WHAT YOU WILL DO
Examine the entries and show every line in which the word "this" is found.

☆ ☆ ☆ ☆ ☆

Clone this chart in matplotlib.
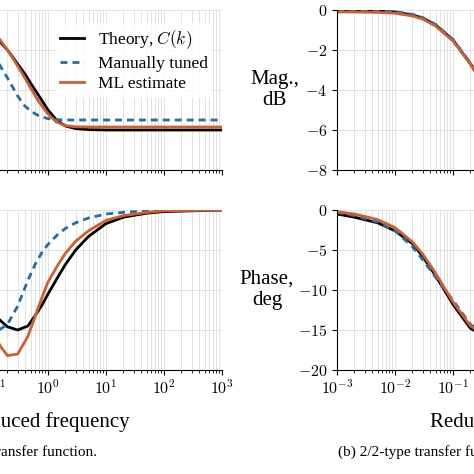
import matplotlib
matplotlib.use("Agg")
import matplotlib.pyplot as plt
import numpy as np

plt.rcParams['font.family'] = ['Liberation Serif', 'DejaVu Serif']
plt.rcParams['mathtext.fontset'] = 'cm'

BLACK = '#000000'
BLUE = '#1f6fa6'
ORANGE = '#cf5f2e'

# (a) left panel (arbitrary units for magnitude)
a_freq = [1e-3, 1e-2, 0.05, 0.1, 0.15, 0.2, 0.3, 0.4, 0.5, 0.7, 1.0, 1.4, 2, 3, 5, 10, 30, 100, 1000]
a_mag_theory = [7.9, 7.9, 7.6, 7.0, 6.4, 6.0, 5.3, 4.8, 4.35, 3.7, 3.0, 2.5, 2.2, 2.07, 2.02, 2.0, 2.0, 2.0, 2.0]
a_mag_manual = [7.9, 7.8, 7.2, 6.1, 5.2, 4.6, 3.7, 3.2, 2.95, 2.7, 2.57, 2.52, 2.5, 2.5, 2.5, 2.5, 2.5, 2.5, 2.5]
a_mag_ml = [7.9, 7.9, 7.6, 7.0, 6.5, 6.0, 5.2, 4.6, 4.1, 3.4, 2.8, 2.4, 2.22, 2.16, 2.15, 2.15, 2.15, 2.15, 2.15]
a_ph_freq = [1e-3, 1e-2, 0.05, 0.1, 0.15, 0.2, 0.3, 0.45, 0.6, 0.8, 1.0, 1.5, 2, 3, 5, 10, 20, 50, 100, 1000]
a_ph_theory = [-2, -5, -10, -12.5, -13.8, -14.6, -15.0, -14.5, -13.2, -11.8, -10.5, -8.3, -6.8, -5.0, -3.3, -1.7, -0.9, -0.4, -0.2, 0.0]
a_ph_manual = [-2, -6, -12, -14.5, -14.9, -14.3, -12.0, -8.8, -6.8, -5.2, -4.3, -3.0, -2.3, -1.6, -1.0, -0.5, -0.3, -0.1, 0.0, 0.0]
a_ph_ml = [-2, -5, -11, -14.5, -17.0, -18.2, -18.0, -15.8, -13.3, -10.8, -9.0, -6.8, -5.4, -3.9, -2.6, -1.3, -0.7, -0.3, -0.1, 0.0]

# (b) right panel
b_freq = [1e-3, 2e-3, 5e-3, 1e-2, 2e-2, 3e-2, 5e-2, 0.1, 0.2, 0.3, 0.5, 1, 10, 1000]
b_mag_theory = [-0.02, -0.03, -0.05, -0.1, -0.25, -0.4, -0.75, -1.5, -2.7, -3.5, -4.5, -5.5, -6.0, -6.0]
b_mag_manual = [0.0, -0.01, -0.03, -0.08, -0.22, -0.38, -0.72, -1.48, -2.65, -3.4, -4.4, -5.4, -6.0, -6.0]
b_mag_ml = [-0.1, -0.1, -0.12, -0.16, -0.3, -0.45, -0.8, -1.55, -2.7, -3.5, -4.5, -5.5, -6.0, -6.0]
b_ph_theory = [-0.5, -0.9, -1.6, -2.6, -4.2, -5.8, -8.2, -11.8, -14.8, -15.5, -14.5, -11, -3, 0]
b_ph_manual = [-0.3, -0.7, -1.5, -2.6, -4.6, -6.2, -8.4, -11.3, -14.3, -15.2, -14.3, -11, -3, 0]
b_ph_ml = [-0.2, -0.5, -1.2, -2.2, -4.0, -5.5, -7.9, -11.5, -14.5, -15.3, -14.4, -11, -3, 0]

W = H = 474.0
fig = plt.figure(figsize=(4.74, 4.74), dpi=100)


def make_ax(x0, x1, ytop, ybot):
    ax = fig.add_axes([x0 / W, 1 - ybot / H, (x1 - x0) / W, (ybot - ytop) / H])
    ax.set_xscale('log')
    ax.set_xlim(1e-3, 1e3)
    ax.grid(True, which='both', color='#dddddd', lw=0.6)
    ax.set_axisbelow(True)
    for s in ['top', 'right']:
        ax.spines[s].set_visible(False)
    ax.tick_params(labelsize=11.5)
    return ax


def style_curves(ax, f, th, man, ml):
    ax.plot(f, th, color=BLACK, lw=2.0, label='Theory, $C(k)$')
    ax.plot(f, man, color=BLUE, lw=2.0, ls=(0, (2.5, 1.8)), label='Manually tuned')
    ax.plot(f, ml, color=ORANGE, lw=2.0, label='ML estimate')


decades = [1e-3, 1e-2, 1e-1, 1e0, 1e1, 1e2, 1e3]
dec_labels = ['$10^{-3}$', '$10^{-2}$', '$10^{-1}$', '$10^{0}$', '$10^{1}$', '$10^{2}$', '$10^{3}$']

# left panel (mostly off canvas)
axa1 = make_ax(-126, 222, 10, 170)
style_curves(axa1, a_freq, a_mag_theory, a_mag_manual, a_mag_ml)
axa1.set_ylim(0, 8)
axa1.set_xticks(decades)
axa1.set_xticklabels([])
leg = axa1.legend(loc='upper right', fontsize=12.5, frameon=True, fancybox=False,
                  edgecolor='none', handlelength=1.4, borderpad=0.3, labelspacing=0.25,
                  bbox_to_anchor=(1.0, 0.97))

axa2 = make_ax(-126, 222, 210, 370)
style_curves(axa2, a_ph_freq, a_ph_theory, a_ph_manual, a_ph_ml)
axa2.set_ylim(-20, 0)
axa2.set_xticks(decades)
axa2.set_xticklabels(dec_labels)
axa2.set_xlabel('Reduced frequency', fontsize=15, labelpad=10)

# right panel (partly off canvas)
axb1 = make_ax(337, 685, 10, 170)
style_curves(axb1, b_freq, b_mag_theory, b_mag_manual, b_mag_ml)
axb1.set_ylim(-8, 0)
axb1.set_yticks([0, -2, -4, -6, -8])
axb1.set_yticklabels(['$0$', '$-2$', '$-4$', '$-6$', '$-8$'])
axb1.set_xticks(decades)
axb1.set_xticklabels([])
axb1.set_ylabel('Mag.,\ndB', fontsize=15, rotation=0, ha='center', va='center', labelpad=22)

axb2 = make_ax(337, 685, 210, 370)
style_curves(axb2, b_freq, b_ph_theory, b_ph_manual, b_ph_ml)
axb2.set_ylim(-20, 0)
axb2.set_yticks([0, -5, -10, -15, -20])
axb2.set_yticklabels(['$0$', '$-5$', '$-10$', '$-15$', '$-20$'])
axb2.set_xticks(decades)
axb2.set_xticklabels(dec_labels)
axb2.set_ylabel('Phase,\ndeg', fontsize=15, rotation=0, ha='center', va='center', labelpad=22)
axb2.set_xlabel('Reduced frequency', fontsize=15, labelpad=10)

fig.text(97 / W, 1 - 452 / H, '(a) 1/1-type transfer function.', fontsize=11, ha='right', va='center')
fig.text(338 / W, 1 - 452 / H, '(b) 2/2-type transfer function.', fontsize=11, ha='left', va='center')

fig.savefig('out.png', dpi=100)
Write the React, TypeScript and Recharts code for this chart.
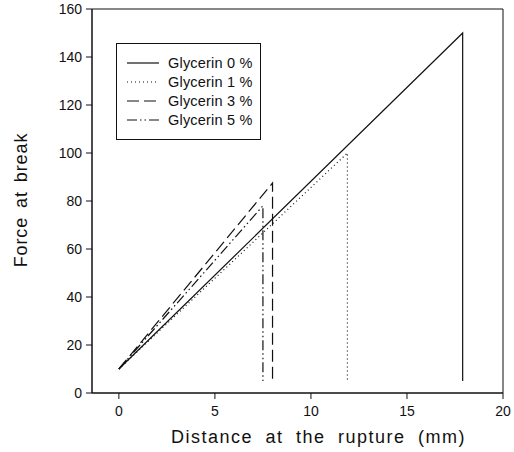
import React from "react";
import { LineChart, Line, XAxis, YAxis, Legend, Label, ReferenceArea } from "recharts";

const seriesNames = ["Glycerin 0 %", "Glycerin 1 %", "Glycerin 3 %", "Glycerin 5 %"];
const dashes = ["", "1 3", "12 5", "10 3 1.5 3 1.5 3"];

// x = distance (mm), y = force; last point is the drop after rupture
const glycerin0 = [
  { x: 0, y: 10 },
  { x: 17.9, y: 150 },
  { x: 17.9, y: 5 },
];
const glycerin1 = [
  { x: 0, y: 10 },
  { x: 11.9, y: 100 },
  { x: 11.9, y: 5 },
];
const glycerin3 = [
  { x: 0, y: 10 },
  { x: 8, y: 87.5 },
  { x: 8, y: 5 },
];
const glycerin5 = [
  { x: 0, y: 10 },
  { x: 7.5, y: 78 },
  { x: 7.5, y: 5 },
];

const xTicks = [0, 5, 10, 15, 20];
const yTicks = [0, 20, 40, 60, 80, 100, 120, 140, 160];

const allSeries = [glycerin0, glycerin1, glycerin3, glycerin5];
const font = "'Liberation Sans', Arial, sans-serif";

const LegendBox = () => (
  <div
    style={{
      border: "1.3px solid #111",
      background: "#fff",
      width: 145,
      height: 97,
      boxSizing: "border-box",
      paddingTop: 9,
      fontFamily: font,
      fontSize: 14.5,
      letterSpacing: 0.2,
      color: "#111",
    }}
  >
    {seriesNames.map((n, i) => (
      <div key={n} style={{ display: "flex", alignItems: "center", height: 19 }}>
        <svg width={50} height={10}>
          <line x1={10} x2={42} y1={5} y2={5} stroke="#111" strokeWidth={1.2} strokeDasharray={dashes[i]} />
        </svg>
        <span style={{ marginLeft: 1 }}>{n}</span>
      </div>
    ))}
  </div>
);

export default function App() {
  return (
    <div style={{ position: "absolute", left: 0, top: 0, width: 514, height: 452, background: "#fff" }}>
      <LineChart width={514} height={452} margin={{ top: 9, right: 11, bottom: 0, left: 0 }}>
        <ReferenceArea x1={-1.4} x2={20} y1={0} y2={160} fill="none" stroke="#111" strokeWidth={1} ifOverflow="visible" />
        <XAxis
          type="number"
          dataKey="x"
          domain={[-1.4, 20]}
          ticks={xTicks}
          height={59}
          tickSize={6}
          tickMargin={7}
          stroke="#111"
          tick={{ fill: "#111", fontSize: 14, fontFamily: font }}
        >
          <Label
            content={(p: any) => (
              <text
                x={p.viewBox.x + p.viewBox.width / 2 + 21}
                y={443}
                textAnchor="middle"
                fill="#111"
                fontSize={18}
                fontFamily={font}
                letterSpacing={1.5}
                wordSpacing={6}
              >
                Distance at the rupture (mm)
              </text>
            )}
          />
        </XAxis>
        <YAxis
          type="number"
          dataKey="y"
          domain={[0, 160]}
          ticks={yTicks}
          width={92}
          tickSize={6}
          tickMargin={4}
          stroke="#111"
          tick={{ fill: "#111", fontSize: 14, fontFamily: font }}
        >
          <Label
            content={(p: any) => {
              const cy = p.viewBox.y + p.viewBox.height / 2 - 1;
              return (
                <text
                  x={27}
                  y={cy}
                  transform={`rotate(-90, 27, ${cy})`}
                  textAnchor="middle"
                  fill="#111"
                  fontSize={18}
                  fontFamily={font}
                  letterSpacing={0.9}
                  wordSpacing={3}
                >
                  Force at break
                </text>
              );
            }}
          />
        </YAxis>
        <Legend
          layout="horizontal"
          align="center"
          verticalAlign="middle"
          wrapperStyle={{ position: "absolute", left: 116, top: 43, width: 145 }}
          content={() => <LegendBox />}
        />
        {allSeries.map((s, i) => (
          <Line
            key={seriesNames[i]}
            data={s}
            dataKey="y"
            name={seriesNames[i]}
            stroke="#111"
            strokeWidth={1.2}
            strokeDasharray={dashes[i] || undefined}
            dot={false}
            activeDot={false}
            isAnimationActive={false}
          />
        ))}
      </LineChart>
    </div>
  );
}
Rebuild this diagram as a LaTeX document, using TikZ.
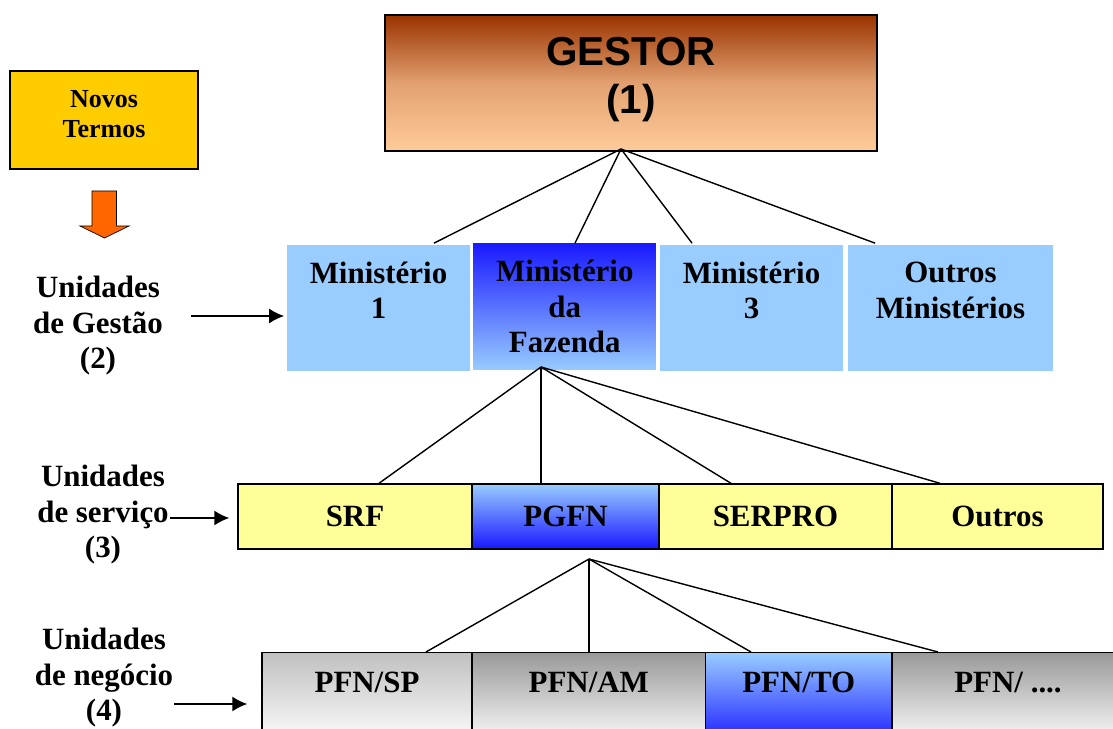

☆ ☆ ☆ ☆ ☆

SOLVED PROBLEM
Clone this chart in matplotlib.
Write the React, TypeScript and Recharts code for this chart.
Rebuild this diagram as a LaTeX document, using TikZ.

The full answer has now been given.